**WRITTEN EXERCISE**.
Keep the images out and copy every entry below exactly.

**DATA PROVIDED**.
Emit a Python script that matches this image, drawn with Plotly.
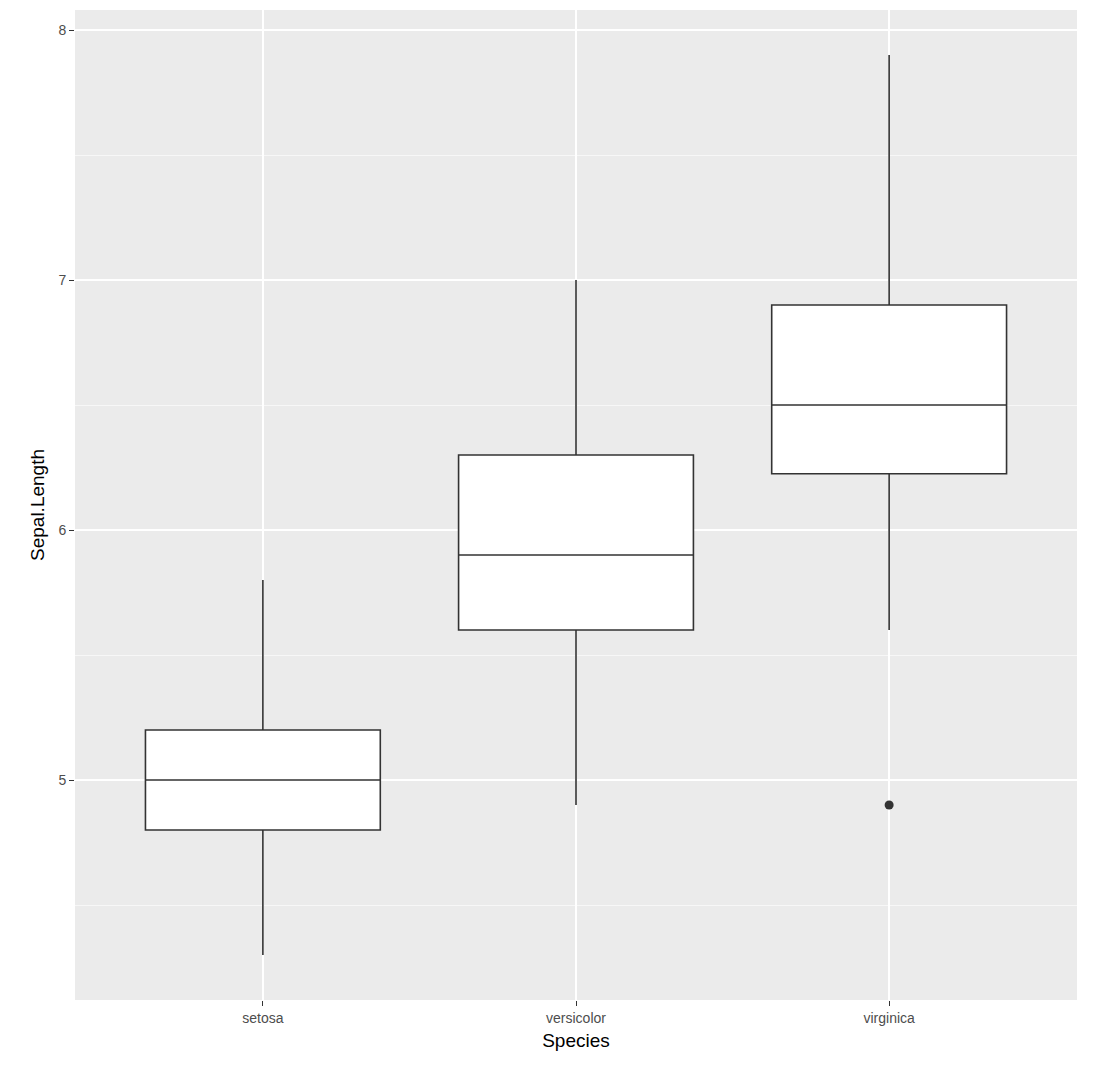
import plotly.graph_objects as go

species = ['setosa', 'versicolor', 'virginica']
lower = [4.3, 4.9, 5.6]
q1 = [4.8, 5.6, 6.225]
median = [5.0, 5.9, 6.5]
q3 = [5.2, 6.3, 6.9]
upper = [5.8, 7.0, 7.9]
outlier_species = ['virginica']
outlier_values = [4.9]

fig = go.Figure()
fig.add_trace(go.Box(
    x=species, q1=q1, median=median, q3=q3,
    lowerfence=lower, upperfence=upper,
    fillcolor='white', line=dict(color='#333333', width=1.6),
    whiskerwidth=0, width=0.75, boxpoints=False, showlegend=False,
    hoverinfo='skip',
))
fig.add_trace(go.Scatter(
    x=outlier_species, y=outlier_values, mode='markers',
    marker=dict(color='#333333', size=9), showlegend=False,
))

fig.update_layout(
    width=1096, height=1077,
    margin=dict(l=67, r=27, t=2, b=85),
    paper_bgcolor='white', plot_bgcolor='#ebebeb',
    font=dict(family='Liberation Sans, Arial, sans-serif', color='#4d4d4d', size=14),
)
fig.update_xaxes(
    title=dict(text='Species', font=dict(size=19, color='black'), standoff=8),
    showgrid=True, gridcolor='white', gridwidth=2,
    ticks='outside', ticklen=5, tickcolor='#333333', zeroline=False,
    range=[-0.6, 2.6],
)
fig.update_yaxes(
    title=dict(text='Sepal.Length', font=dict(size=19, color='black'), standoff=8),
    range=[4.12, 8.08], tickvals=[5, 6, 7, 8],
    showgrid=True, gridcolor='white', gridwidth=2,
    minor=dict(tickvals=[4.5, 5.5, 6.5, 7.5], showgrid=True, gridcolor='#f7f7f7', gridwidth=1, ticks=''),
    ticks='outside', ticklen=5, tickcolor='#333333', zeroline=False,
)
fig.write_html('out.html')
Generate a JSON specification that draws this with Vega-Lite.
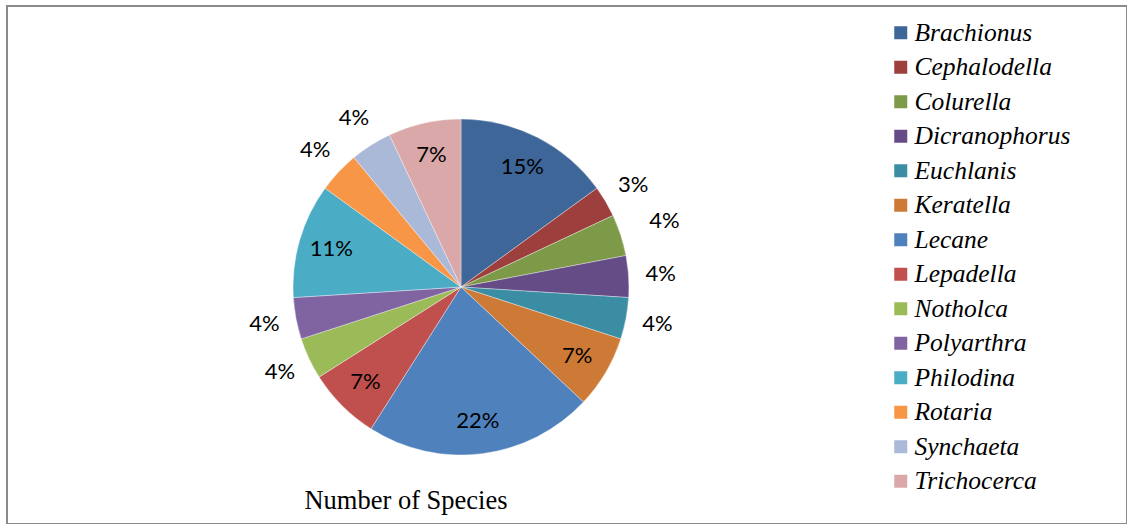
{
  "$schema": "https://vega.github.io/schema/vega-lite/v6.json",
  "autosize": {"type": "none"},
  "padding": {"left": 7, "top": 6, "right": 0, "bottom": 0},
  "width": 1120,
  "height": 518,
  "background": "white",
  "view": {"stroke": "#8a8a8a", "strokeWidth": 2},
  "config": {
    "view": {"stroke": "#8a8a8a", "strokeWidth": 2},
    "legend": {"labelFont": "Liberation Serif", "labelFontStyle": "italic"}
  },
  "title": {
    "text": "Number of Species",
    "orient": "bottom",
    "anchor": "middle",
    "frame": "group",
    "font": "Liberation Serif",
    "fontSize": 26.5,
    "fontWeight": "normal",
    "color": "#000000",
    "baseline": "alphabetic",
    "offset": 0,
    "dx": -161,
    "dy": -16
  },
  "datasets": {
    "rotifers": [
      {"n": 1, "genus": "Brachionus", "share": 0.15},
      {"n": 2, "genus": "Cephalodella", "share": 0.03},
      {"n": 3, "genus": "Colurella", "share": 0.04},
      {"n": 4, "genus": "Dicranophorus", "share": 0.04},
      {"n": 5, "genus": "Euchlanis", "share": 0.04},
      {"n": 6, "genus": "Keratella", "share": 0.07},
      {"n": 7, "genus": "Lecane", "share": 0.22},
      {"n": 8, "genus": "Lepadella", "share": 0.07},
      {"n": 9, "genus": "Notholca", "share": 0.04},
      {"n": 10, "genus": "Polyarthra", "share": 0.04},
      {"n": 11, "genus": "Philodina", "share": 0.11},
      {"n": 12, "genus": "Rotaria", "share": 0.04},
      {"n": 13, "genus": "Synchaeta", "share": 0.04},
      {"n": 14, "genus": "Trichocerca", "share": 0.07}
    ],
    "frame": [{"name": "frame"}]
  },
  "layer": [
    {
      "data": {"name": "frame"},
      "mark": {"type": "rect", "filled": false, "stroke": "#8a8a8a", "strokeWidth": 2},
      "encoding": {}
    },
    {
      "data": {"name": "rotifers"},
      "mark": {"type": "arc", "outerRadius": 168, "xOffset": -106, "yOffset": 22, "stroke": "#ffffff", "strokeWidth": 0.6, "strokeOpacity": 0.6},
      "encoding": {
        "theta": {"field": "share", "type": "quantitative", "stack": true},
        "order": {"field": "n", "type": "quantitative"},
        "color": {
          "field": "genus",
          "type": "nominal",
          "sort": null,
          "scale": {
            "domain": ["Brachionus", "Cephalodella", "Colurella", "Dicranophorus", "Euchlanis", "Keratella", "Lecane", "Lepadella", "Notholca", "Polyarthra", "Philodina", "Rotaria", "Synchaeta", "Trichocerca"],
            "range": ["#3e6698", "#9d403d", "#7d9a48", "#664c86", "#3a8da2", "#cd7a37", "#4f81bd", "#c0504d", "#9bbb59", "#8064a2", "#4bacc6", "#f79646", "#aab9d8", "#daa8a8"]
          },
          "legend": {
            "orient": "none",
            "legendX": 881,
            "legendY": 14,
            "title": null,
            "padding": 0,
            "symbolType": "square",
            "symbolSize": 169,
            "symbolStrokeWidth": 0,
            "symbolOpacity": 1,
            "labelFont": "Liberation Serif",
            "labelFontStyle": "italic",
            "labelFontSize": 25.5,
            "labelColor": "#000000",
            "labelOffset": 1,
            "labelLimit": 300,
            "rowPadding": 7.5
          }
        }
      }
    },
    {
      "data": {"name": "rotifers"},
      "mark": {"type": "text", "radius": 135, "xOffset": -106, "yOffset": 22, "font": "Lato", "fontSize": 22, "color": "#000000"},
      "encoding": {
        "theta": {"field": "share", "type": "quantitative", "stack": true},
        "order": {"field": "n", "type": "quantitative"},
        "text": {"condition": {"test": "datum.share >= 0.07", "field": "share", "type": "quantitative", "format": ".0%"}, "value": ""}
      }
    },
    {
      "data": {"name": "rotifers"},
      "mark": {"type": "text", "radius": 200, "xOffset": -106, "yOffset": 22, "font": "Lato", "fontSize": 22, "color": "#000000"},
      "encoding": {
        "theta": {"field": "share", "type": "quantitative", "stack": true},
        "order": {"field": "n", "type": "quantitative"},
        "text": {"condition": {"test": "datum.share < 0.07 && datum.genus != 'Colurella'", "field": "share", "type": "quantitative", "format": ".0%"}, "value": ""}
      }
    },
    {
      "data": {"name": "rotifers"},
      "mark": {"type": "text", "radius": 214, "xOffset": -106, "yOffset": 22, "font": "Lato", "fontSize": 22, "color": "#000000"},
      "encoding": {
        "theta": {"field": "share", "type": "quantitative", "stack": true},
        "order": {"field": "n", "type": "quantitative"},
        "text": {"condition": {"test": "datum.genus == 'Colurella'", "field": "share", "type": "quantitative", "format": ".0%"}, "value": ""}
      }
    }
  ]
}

**SOLUTION TO THE EXERCISE**.
Emit a Python script that matches this image, drawn with Plotly.
import plotly.graph_objects as go

species = ['setosa', 'versicolor', 'virginica']
lower = [4.3, 4.9, 5.6]
q1 = [4.8, 5.6, 6.225]
median = [5.0, 5.9, 6.5]
q3 = [5.2, 6.3, 6.9]
upper = [5.8, 7.0, 7.9]
outlier_species = ['virginica']
outlier_values = [4.9]

fig = go.Figure()
fig.add_trace(go.Box(
    x=species, q1=q1, median=median, q3=q3,
    lowerfence=lower, upperfence=upper,
    fillcolor='white', line=dict(color='#333333', width=1.6),
    whiskerwidth=0, width=0.75, boxpoints=False, showlegend=False,
    hoverinfo='skip',
))
fig.add_trace(go.Scatter(
    x=outlier_species, y=outlier_values, mode='markers',
    marker=dict(color='#333333', size=9), showlegend=False,
))

fig.update_layout(
    width=1096, height=1077,
    margin=dict(l=67, r=27, t=2, b=85),
    paper_bgcolor='white', plot_bgcolor='#ebebeb',
    font=dict(family='Liberation Sans, Arial, sans-serif', color='#4d4d4d', size=14),
)
fig.update_xaxes(
    title=dict(text='Species', font=dict(size=19, color='black'), standoff=8),
    showgrid=True, gridcolor='white', gridwidth=2,
    ticks='outside', ticklen=5, tickcolor='#333333', zeroline=False,
    range=[-0.6, 2.6],
)
fig.update_yaxes(
    title=dict(text='Sepal.Length', font=dict(size=19, color='black'), standoff=8),
    range=[4.12, 8.08], tickvals=[5, 6, 7, 8],
    showgrid=True, gridcolor='white', gridwidth=2,
    minor=dict(tickvals=[4.5, 5.5, 6.5, 7.5], showgrid=True, gridcolor='#f7f7f7', gridwidth=1, ticks=''),
    ticks='outside', ticklen=5, tickcolor='#333333', zeroline=False,
)
fig.write_html('out.html')
Generate a JSON specification that draws this with Vega-Lite.
{
  "$schema": "https://vega.github.io/schema/vega-lite/v6.json",
  "autosize": {"type": "none"},
  "padding": {"left": 7, "top": 6, "right": 0, "bottom": 0},
  "width": 1120,
  "height": 518,
  "background": "white",
  "view": {"stroke": "#8a8a8a", "strokeWidth": 2},
  "config": {
    "view": {"stroke": "#8a8a8a", "strokeWidth": 2},
    "legend": {"labelFont": "Liberation Serif", "labelFontStyle": "italic"}
  },
  "title": {
    "text": "Number of Species",
    "orient": "bottom",
    "anchor": "middle",
    "frame": "group",
    "font": "Liberation Serif",
    "fontSize": 26.5,
    "fontWeight": "normal",
    "color": "#000000",
    "baseline": "alphabetic",
    "offset": 0,
    "dx": -161,
    "dy": -16
  },
  "datasets": {
    "rotifers": [
      {"n": 1, "genus": "Brachionus", "share": 0.15},
      {"n": 2, "genus": "Cephalodella", "share": 0.03},
      {"n": 3, "genus": "Colurella", "share": 0.04},
      {"n": 4, "genus": "Dicranophorus", "share": 0.04},
      {"n": 5, "genus": "Euchlanis", "share": 0.04},
      {"n": 6, "genus": "Keratella", "share": 0.07},
      {"n": 7, "genus": "Lecane", "share": 0.22},
      {"n": 8, "genus": "Lepadella", "share": 0.07},
      {"n": 9, "genus": "Notholca", "share": 0.04},
      {"n": 10, "genus": "Polyarthra", "share": 0.04},
      {"n": 11, "genus": "Philodina", "share": 0.11},
      {"n": 12, "genus": "Rotaria", "share": 0.04},
      {"n": 13, "genus": "Synchaeta", "share": 0.04},
      {"n": 14, "genus": "Trichocerca", "share": 0.07}
    ],
    "frame": [{"name": "frame"}]
  },
  "layer": [
    {
      "data": {"name": "frame"},
      "mark": {"type": "rect", "filled": false, "stroke": "#8a8a8a", "strokeWidth": 2},
      "encoding": {}
    },
    {
      "data": {"name": "rotifers"},
      "mark": {"type": "arc", "outerRadius": 168, "xOffset": -106, "yOffset": 22, "stroke": "#ffffff", "strokeWidth": 0.6, "strokeOpacity": 0.6},
      "encoding": {
        "theta": {"field": "share", "type": "quantitative", "stack": true},
        "order": {"field": "n", "type": "quantitative"},
        "color": {
          "field": "genus",
          "type": "nominal",
          "sort": null,
          "scale": {
            "domain": ["Brachionus", "Cephalodella", "Colurella", "Dicranophorus", "Euchlanis", "Keratella", "Lecane", "Lepadella", "Notholca", "Polyarthra", "Philodina", "Rotaria", "Synchaeta", "Trichocerca"],
            "range": ["#3e6698", "#9d403d", "#7d9a48", "#664c86", "#3a8da2", "#cd7a37", "#4f81bd", "#c0504d", "#9bbb59", "#8064a2", "#4bacc6", "#f79646", "#aab9d8", "#daa8a8"]
          },
          "legend": {
            "orient": "none",
            "legendX": 881,
            "legendY": 14,
            "title": null,
            "padding": 0,
            "symbolType": "square",
            "symbolSize": 169,
            "symbolStrokeWidth": 0,
            "symbolOpacity": 1,
            "labelFont": "Liberation Serif",
            "labelFontStyle": "italic",
            "labelFontSize": 25.5,
            "labelColor": "#000000",
            "labelOffset": 1,
            "labelLimit": 300,
            "rowPadding": 7.5
          }
        }
      }
    },
    {
      "data": {"name": "rotifers"},
      "mark": {"type": "text", "radius": 135, "xOffset": -106, "yOffset": 22, "font": "Lato", "fontSize": 22, "color": "#000000"},
      "encoding": {
        "theta": {"field": "share", "type": "quantitative", "stack": true},
        "order": {"field": "n", "type": "quantitative"},
        "text": {"condition": {"test": "datum.share >= 0.07", "field": "share", "type": "quantitative", "format": ".0%"}, "value": ""}
      }
    },
    {
      "data": {"name": "rotifers"},
      "mark": {"type": "text", "radius": 200, "xOffset": -106, "yOffset": 22, "font": "Lato", "fontSize": 22, "color": "#000000"},
      "encoding": {
        "theta": {"field": "share", "type": "quantitative", "stack": true},
        "order": {"field": "n", "type": "quantitative"},
        "text": {"condition": {"test": "datum.share < 0.07 && datum.genus != 'Colurella'", "field": "share", "type": "quantitative", "format": ".0%"}, "value": ""}
      }
    },
    {
      "data": {"name": "rotifers"},
      "mark": {"type": "text", "radius": 214, "xOffset": -106, "yOffset": 22, "font": "Lato", "fontSize": 22, "color": "#000000"},
      "encoding": {
        "theta": {"field": "share", "type": "quantitative", "stack": true},
        "order": {"field": "n", "type": "quantitative"},
        "text": {"condition": {"test": "datum.genus == 'Colurella'", "field": "share", "type": "quantitative", "format": ".0%"}, "value": ""}
      }
    }
  ]
}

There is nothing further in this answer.